WHAT YOU WILL DO ▸ Images are not part of the copy; write out the rest of the data exactly as given.
-- start --
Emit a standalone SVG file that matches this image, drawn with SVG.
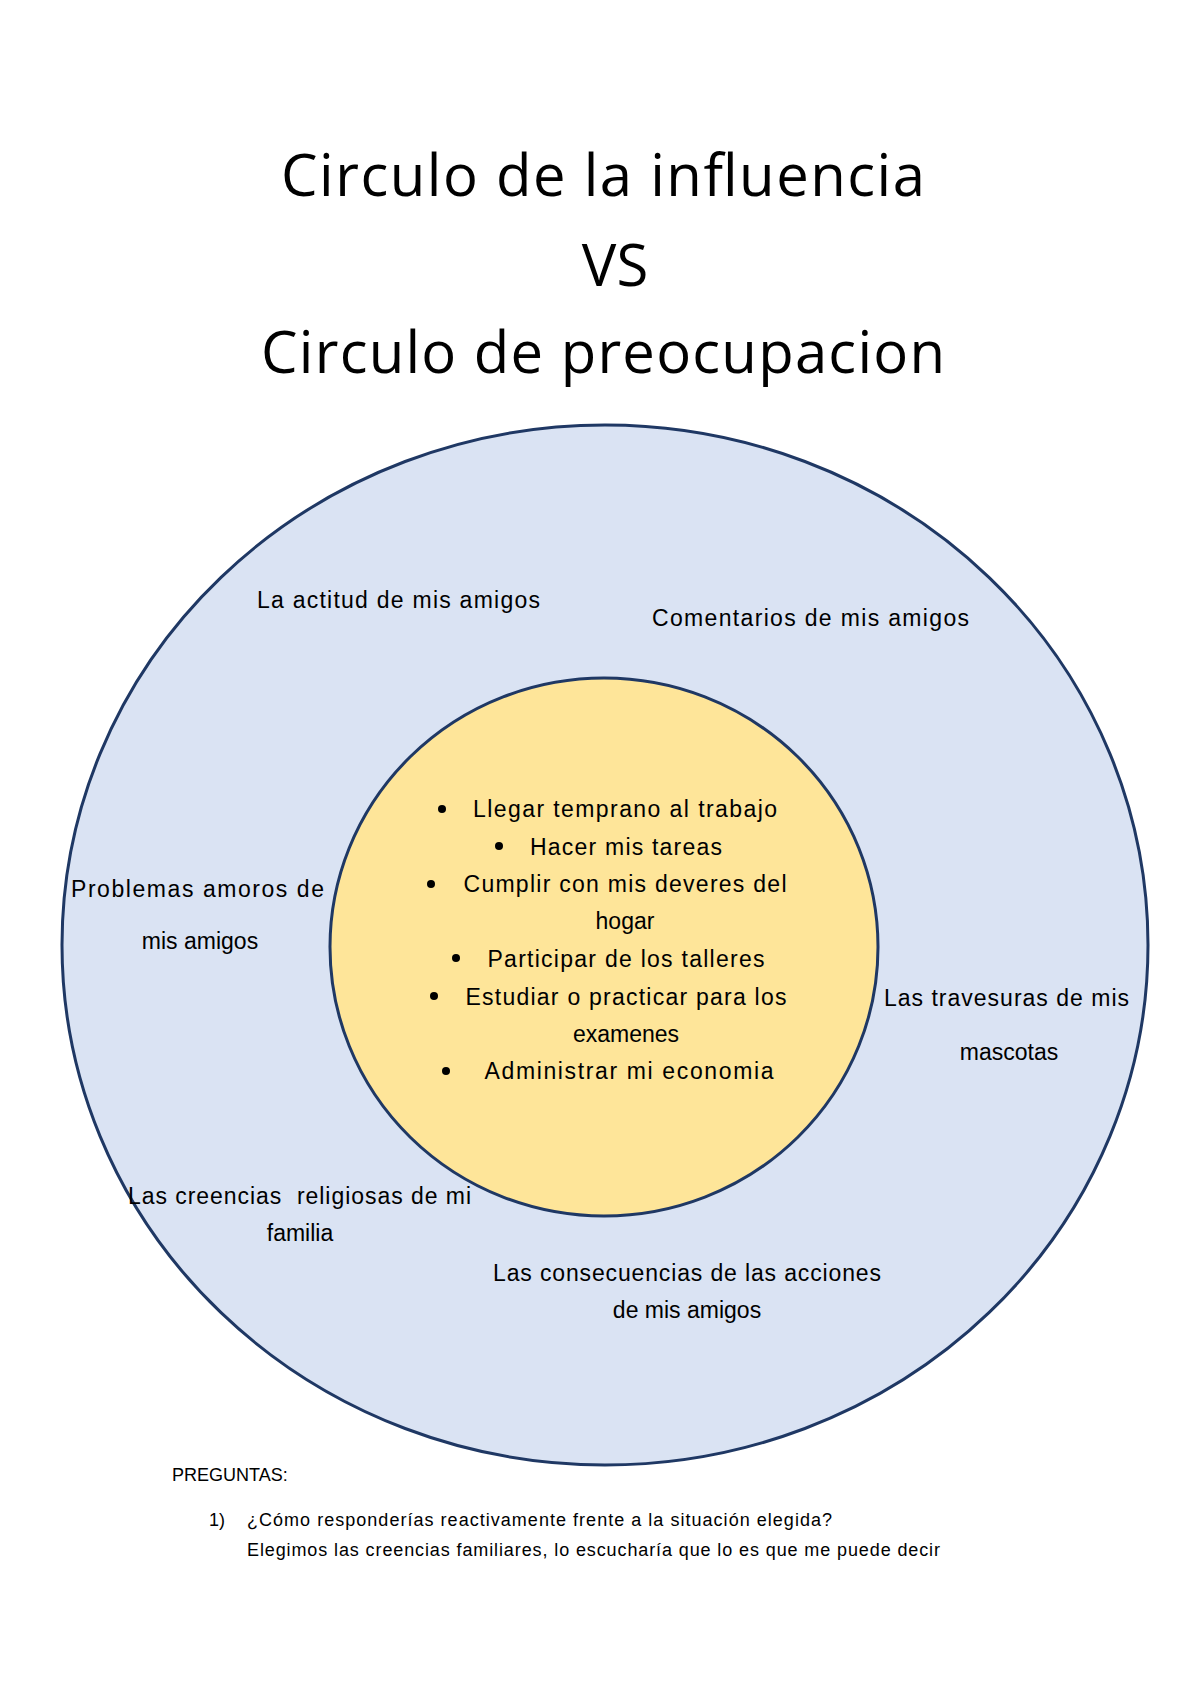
<svg xmlns="http://www.w3.org/2000/svg" width="1200" height="1696" viewBox="0 0 1200 1696">
<style>
.t{font-family:"Open Sans","Liberation Sans",sans-serif;fill:#000}
.title{font-size:58px;text-anchor:middle}
.lab{font-family:"Liberation Sans",sans-serif;font-size:23px;fill:#000}
.c{text-anchor:middle}
.q{font-family:"Liberation Sans",sans-serif;font-size:18px;fill:#000}
.ring{stroke:#1f3864;stroke-width:3}
</style>
<rect width="1200" height="1696" fill="#fff"/>
<g id="title">
<text class="t title" x="603" y="196" textLength="644">Circulo de la influencia</text>
<text class="t title" x="615" y="286">VS</text>
<text class="t title" x="603" y="373" textLength="684">Circulo de preocupacion</text>
</g>
<g id="outer">
<ellipse class="ring" cx="605" cy="945" rx="543" ry="520" fill="#dae3f3"/>
<text class="lab" x="257" y="608" textLength="283">La actitud de mis amigos</text>
<text class="lab" x="652" y="626" textLength="317">Comentarios de mis amigos</text>
<text class="lab" x="71" y="897" textLength="253">Problemas amoros de</text>
<text class="lab c" x="200" y="949">mis amigos</text>
<text class="lab" x="884" y="1006" textLength="245">Las travesuras de mis</text>
<text class="lab c" x="1009" y="1060">mascotas</text>
<text class="lab" x="128" y="1204" textLength="343" xml:space="preserve">Las creencias  religiosas de mi</text>
<text class="lab c" x="300" y="1241">familia</text>
<text class="lab" x="493" y="1281" textLength="388">Las consecuencias de las acciones</text>
<text class="lab c" x="687" y="1318">de mis amigos</text>
</g>
<g id="inner">
<ellipse class="ring" cx="604" cy="947" rx="274" ry="269" fill="#fee599"/>
<g fill="#000">
<circle cx="442" cy="809" r="4"/><circle cx="499" cy="846" r="4"/><circle cx="431" cy="884" r="4"/>
<circle cx="456" cy="958" r="4"/><circle cx="434" cy="996" r="4"/><circle cx="446" cy="1071" r="4"/>
</g>
<text class="lab c" x="625" y="817" textLength="304">Llegar temprano al trabajo</text>
<text class="lab c" x="626" y="855" textLength="192">Hacer mis tareas</text>
<text class="lab c" x="625" y="892" textLength="323">Cumplir con mis deveres del</text>
<text class="lab c" x="625" y="929">hogar</text>
<text class="lab c" x="626" y="967" textLength="277">Participar de los talleres</text>
<text class="lab c" x="626" y="1005" textLength="321">Estudiar o practicar para los</text>
<text class="lab c" x="626" y="1042">examenes</text>
<text class="lab c" x="629" y="1079" textLength="289">Administrar mi economia</text>
</g>
<g id="questions">
<text class="q" x="172" y="1481">PREGUNTAS:</text>
<text class="q" x="209" y="1526">1)</text>
<text class="q" x="247" y="1526" textLength="585">¿Cómo responderías reactivamente frente a la situación elegida?</text>
<text class="q" x="247" y="1556" textLength="693">Elegimos las creencias familiares, lo escucharía que lo es que me puede decir</text>
</g>
</svg>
-- end --
EXERCISE RESPONSE ▸
Emit a standalone SVG file that matches this image, drawn with SVG.
<svg xmlns="http://www.w3.org/2000/svg" width="1200" height="1696" viewBox="0 0 1200 1696">
<style>
.t{font-family:"Open Sans","Liberation Sans",sans-serif;fill:#000}
.title{font-size:58px;text-anchor:middle}
.lab{font-family:"Liberation Sans",sans-serif;font-size:23px;fill:#000}
.c{text-anchor:middle}
.q{font-family:"Liberation Sans",sans-serif;font-size:18px;fill:#000}
.ring{stroke:#1f3864;stroke-width:3}
</style>
<rect width="1200" height="1696" fill="#fff"/>
<g id="title">
<text class="t title" x="603" y="196" textLength="644">Circulo de la influencia</text>
<text class="t title" x="615" y="286">VS</text>
<text class="t title" x="603" y="373" textLength="684">Circulo de preocupacion</text>
</g>
<g id="outer">
<ellipse class="ring" cx="605" cy="945" rx="543" ry="520" fill="#dae3f3"/>
<text class="lab" x="257" y="608" textLength="283">La actitud de mis amigos</text>
<text class="lab" x="652" y="626" textLength="317">Comentarios de mis amigos</text>
<text class="lab" x="71" y="897" textLength="253">Problemas amoros de</text>
<text class="lab c" x="200" y="949">mis amigos</text>
<text class="lab" x="884" y="1006" textLength="245">Las travesuras de mis</text>
<text class="lab c" x="1009" y="1060">mascotas</text>
<text class="lab" x="128" y="1204" textLength="343" xml:space="preserve">Las creencias  religiosas de mi</text>
<text class="lab c" x="300" y="1241">familia</text>
<text class="lab" x="493" y="1281" textLength="388">Las consecuencias de las acciones</text>
<text class="lab c" x="687" y="1318">de mis amigos</text>
</g>
<g id="inner">
<ellipse class="ring" cx="604" cy="947" rx="274" ry="269" fill="#fee599"/>
<g fill="#000">
<circle cx="442" cy="809" r="4"/><circle cx="499" cy="846" r="4"/><circle cx="431" cy="884" r="4"/>
<circle cx="456" cy="958" r="4"/><circle cx="434" cy="996" r="4"/><circle cx="446" cy="1071" r="4"/>
</g>
<text class="lab c" x="625" y="817" textLength="304">Llegar temprano al trabajo</text>
<text class="lab c" x="626" y="855" textLength="192">Hacer mis tareas</text>
<text class="lab c" x="625" y="892" textLength="323">Cumplir con mis deveres del</text>
<text class="lab c" x="625" y="929">hogar</text>
<text class="lab c" x="626" y="967" textLength="277">Participar de los talleres</text>
<text class="lab c" x="626" y="1005" textLength="321">Estudiar o practicar para los</text>
<text class="lab c" x="626" y="1042">examenes</text>
<text class="lab c" x="629" y="1079" textLength="289">Administrar mi economia</text>
</g>
<g id="questions">
<text class="q" x="172" y="1481">PREGUNTAS:</text>
<text class="q" x="209" y="1526">1)</text>
<text class="q" x="247" y="1526" textLength="585">¿Cómo responderías reactivamente frente a la situación elegida?</text>
<text class="q" x="247" y="1556" textLength="693">Elegimos las creencias familiares, lo escucharía que lo es que me puede decir</text>
</g>
</svg>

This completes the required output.